Mon | Aug 3, 2020

'Nobody cares' - Residents of Willowfield, St Thomas, believe they have been abandoned

Published:Wednesday | October 31, 2018 | 12:00 AMNadine Wilson-Harris
March Hemmings (left) and Michael Harris (right) of Willowfield in St Thomas, recently.
The makeshift street light that was installed by residents of Willowfield in St Thomas.

For years, residents of Willowfield in eastern St Thomas have pleaded with the authorities to fix the basic amenities in the community.

They live without street lights, with bad roads and no potable water. To compound the matter, the spring where they usually collect water for daily use is barely able to supply the much-needed commodity during the dry periods.

"We deh way back of the wall, nobody don't business with us around here," lamented Antoinette Fisher as she spoke with The Sunday Gleaner recently.

Surrounded by rows of cane fields, the community is represented by six-time Member of Parliament Dr Fenton Ferguson of the People's National Party, but the residents says they have become accustomed to being overlooked.

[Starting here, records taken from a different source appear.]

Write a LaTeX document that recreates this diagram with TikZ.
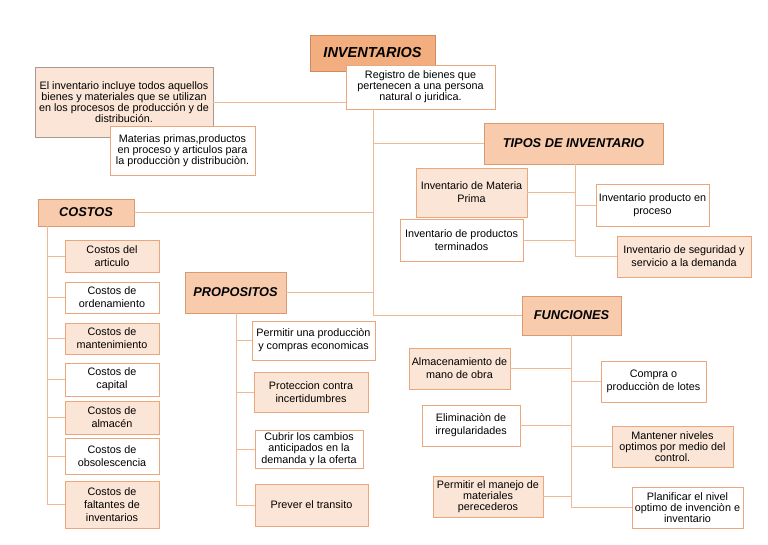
\documentclass[tikz,border=0pt]{standalone}
\usepackage{fontspec}
\setmainfont{Liberation Sans}
\begin{document}
\begin{tikzpicture}[x=1pt,y=-1pt,
  base/.style={rectangle,inner sep=0.5pt,outer sep=0pt,align=center,line width=0.8pt,
    font=\fontsize{10.8}{13}\selectfont},
  tight/.style={font=\fontsize{10.8}{11.2}\selectfont},
  dark/.style={base,fill=darkfill,draw=darkline,font=\fontsize{14.5}{16}\selectfont\bfseries\itshape},
  title/.style={base,fill=midfill,draw=midline,font=\fontsize{12.8}{14}\selectfont\bfseries\itshape},
  lite/.style={base,fill=litefill,draw=liteline},
  plain/.style={base,fill=white,draw=liteline},
  greybox/.style={base,fill=litefill,draw=greyline},
  ln/.style={draw=linecol,line width=0.9pt}]
\definecolor{darkfill}{HTML}{F3AE80}
\definecolor{darkline}{HTML}{CF8A60}
\definecolor{midfill}{HTML}{F8CBAD}
\definecolor{midline}{HTML}{D99A72}
\definecolor{litefill}{HTML}{FBE5D6}
\definecolor{liteline}{HTML}{EBA67C}
\definecolor{greyline}{HTML}{A89A90}
\definecolor{linecol}{HTML}{F0B996}
\newcommand\mybox[7]{\node[#2,minimum width={(#5-#3)*1pt},minimum height={(#6-#4)*1pt}] (#1) at ({(#3+#5)/2},{(#4+#6)/2}) {#7};}
\useasboundingbox[fill=white] (0,0) rectangle (768,544);
% coordinates of trunks
\coordinate (t1) at (373,315.5);
\coordinate (tx) at (575,0);
\coordinate (cx) at (47,0);
\coordinate (px) at (236,0);
\coordinate (fx) at (571,0);
% main
\mybox{inv}{dark}{310}{35}{435}{71}{INVENTARIOS}
\mybox{incl}{greybox,tight}{35}{67}{213}{137}{El inventario incluye todos aquellos\\bienes y materiales que se utilizan\\en los procesos de producción y de\\distribución.}
% titles
\mybox{tip}{title}{484}{123}{663}{164}{TIPOS DE INVENTARIO}
\mybox{cos}{title}{38}{199}{134}{226}{COSTOS}
\mybox{pro}{title}{185}{272}{286}{313}{PROPOSITOS}
\mybox{fun}{title}{522}{296}{621}{335}{FUNCIONES}
% tipos children
\mybox{ti1}{lite}{416}{168}{527}{217}{Inventario de Materia\\Prima}
\mybox{ti2}{plain}{596}{184}{709}{226}{Inventario producto en\\proceso}
\mybox{ti3}{plain}{400}{219}{523}{261}{Inventario de productos\\terminados}
\mybox{ti4}{lite}{617}{236}{751}{277}{Inventario de seguridad y\\servicio a la demanda}
% costos children
\mybox{c1}{lite}{65}{240}{159}{272}{Costos del\\articulo}
\mybox{c2}{plain}{65}{282}{159}{313}{Costos de\\ordenamiento}
\mybox{c3}{lite}{65}{323}{159}{354}{Costos de\\mantenimiento}
\mybox{c4}{plain}{65}{363}{159}{396}{Costos de\\capital}
\mybox{c5}{lite}{65}{401}{159}{434}{Costos de\\almacén}
\mybox{c6}{plain}{65}{438}{159}{474}{Costos de\\obsolescencia}
\mybox{c7}{lite}{65}{481}{159}{528}{Costos de\\faltantes de\\inventarios}
% propositos children
\mybox{p1}{plain}{252}{321}{375}{360}{Permitir una producciòn\\y compras economicas}
\mybox{p2}{lite}{254}{372}{368}{412}{Proteccion contra\\incertidumbres}
\mybox{p3}{plain,tight}{255}{430}{363}{468}{Cubrir los cambios\\anticipados en la\\demanda y la oferta}
\mybox{p4}{lite}{255}{484}{368}{526}{Prever el transito}
% funciones children
\mybox{f1}{lite}{409}{348}{510}{389}{Almacenamiento de\\mano de obra}
\mybox{f2}{plain}{601}{361}{706}{402}{Compra o\\producciòn de lotes}
\mybox{f3}{plain}{422}{405}{520}{446}{Eliminaciòn de\\irregularidades}
\mybox{f4}{lite,tight}{612}{426}{733}{467}{Mantener niveles\\optimos por medio del\\control.}
\mybox{f5}{lite,tight}{433}{476}{543}{517}{Permitir el manejo de\\materiales\\perecederos}
\mybox{f6}{plain,tight}{632}{487}{743}{528}{Planificar el nivel\\optimo de invenciòn e\\inventario}
% connectors
\mybox{reg}{plain,tight}{346}{65}{495}{109}{Registro de bienes que\\pertenecen a una persona\\natural o juridica.}
\path[ln] (incl.east) -- (incl.east -| reg.west);
\path[ln] (reg.south -| t1) -- (t1) -- (fun.west);
\path[ln] (cos.east) -- (cos.east -| t1);
\path[ln] (pro.east) -- (pro.east -| t1);
\path[ln] (tip.west) -- (tip.west -| t1);
% tipos tree
\path[ln] (tip.south -| tx) -- (ti4.west -| tx);
\path[ln] (ti1.east) -- (ti1.east -| tx);
\path[ln] (ti2.west) -- (ti2.west -| tx);
\path[ln] (ti3.east) -- (ti3.east -| tx);
\path[ln] (ti4.west) -- (ti4.west -| tx);
% costos tree
\path[ln] (cos.south -| cx) |- (c7.west);
\foreach \n in {c1,c2,c3,c4,c5,c6} {\path[ln] (\n.west) -- (\n.west -| cx);}
% propositos tree
\path[ln] (pro.south -| px) |- (p4.west);
\foreach \n in {p1,p2,p3} {\path[ln] (\n.west) -- (\n.west -| px);}
% funciones tree
\path[ln] (fun.south -| fx) |- (f6.west);
\foreach \n in {f1,f3,f5} {\path[ln] (\n.east) -- (\n.east -| fx);}
\foreach \n in {f2,f4} {\path[ln] (\n.west) -- (\n.west -| fx);}
% box overlapping the first one, drawn last
\mybox{mat}{plain,tight}{110}{126}{255}{175}{Materias primas,productos\\en proceso y articulos para\\la producciòn y distribuciòn.}
\end{tikzpicture}
\end{document}
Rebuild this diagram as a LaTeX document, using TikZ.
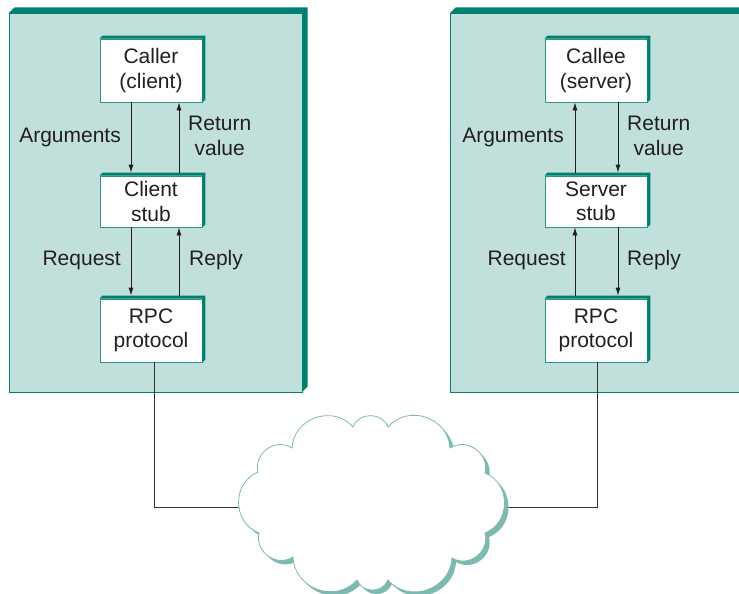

"Sometimes we have to buy cement and fix some parts of the road that get bad, real bad, because it a cause accident," declared Michael Harris.

The resident pointed to a street light in the town square which they said has not worked for some five years after it was damaged during a hurricane.

They have used the post with the non-functioning lamp to set up a makeshift street light that they say has brought life back to the area.

"Over four or five years now the light stay like that and them nah fix it. Me even tell them say if them put it up, mi personally will vote because mi never vote from mi born. All them do is write it down," said March Hemmings, a farmer in the community.

At nights, one of the men in the community goes to the town square and turns on the light. It is also manually turned off early in the mornings.

"Every night we just go there and hook it up. Them man yah know how it go as well, so who know about it go and do it," said Hemmings.

He argued that the men have to take a risk with the street light so that the neighbours could feel safe again and enjoy nightlife.

"To me every light post should have a light to it. This is just the one (street) light and if it not working, imagine that. If we don't turn it on, is pure darkness," said Hemmings.




The community relies on the sugar industry for survival with the majority of the residents being farmers, who grab any other earning opportunity that comes their way

"We want jobs. We no have no jobs round yah so, and we have our children fi send a school. Sometimes me not even want stress bout it, me just relax because it no make sense you talk about it because a no like you a go get no help or no solution so you just live," charged 39-year-old Fisher.

"We deh way back a the wall. Is like nobody no recognise we. No councillor, no MP, nobody at all. Fenton Ferguson just pass and is just promises, promises.

"A we haffi make life fi we self, we main source of income a farming. We farm up a the riverside, or you do you backyard garden and we do ground provisions and fruits, every little thing and we go a market," said Fisher.

She said she would love to see a community centre in the area or any type of facility that would create employment.

"Somewhere that can create jobs for the young people them, so we can do more to help ourselves. Around here hard. We might look like we all right, but it very difficult," added Fisher.

Harris works about four to five months out of each year as a truck driver at the Golden Grove Sugar Company and he is desperate to see new opportunities in the community.

"Most people not working right now till the crop start. sometimes them start it December but more than likely it look like a January for this time, so when it start January, it maybe run for five months, sometimes four," explained Harris.

"If the little cane system go dung on this side you know how it go, because a the only little source to depend on right now. Things kinda break down to a level weh things no really strong again. Jobs no so prevalent like first, so things slow pon this side a St Thomas," said Harris.

*Carlene Davis contributed to this story.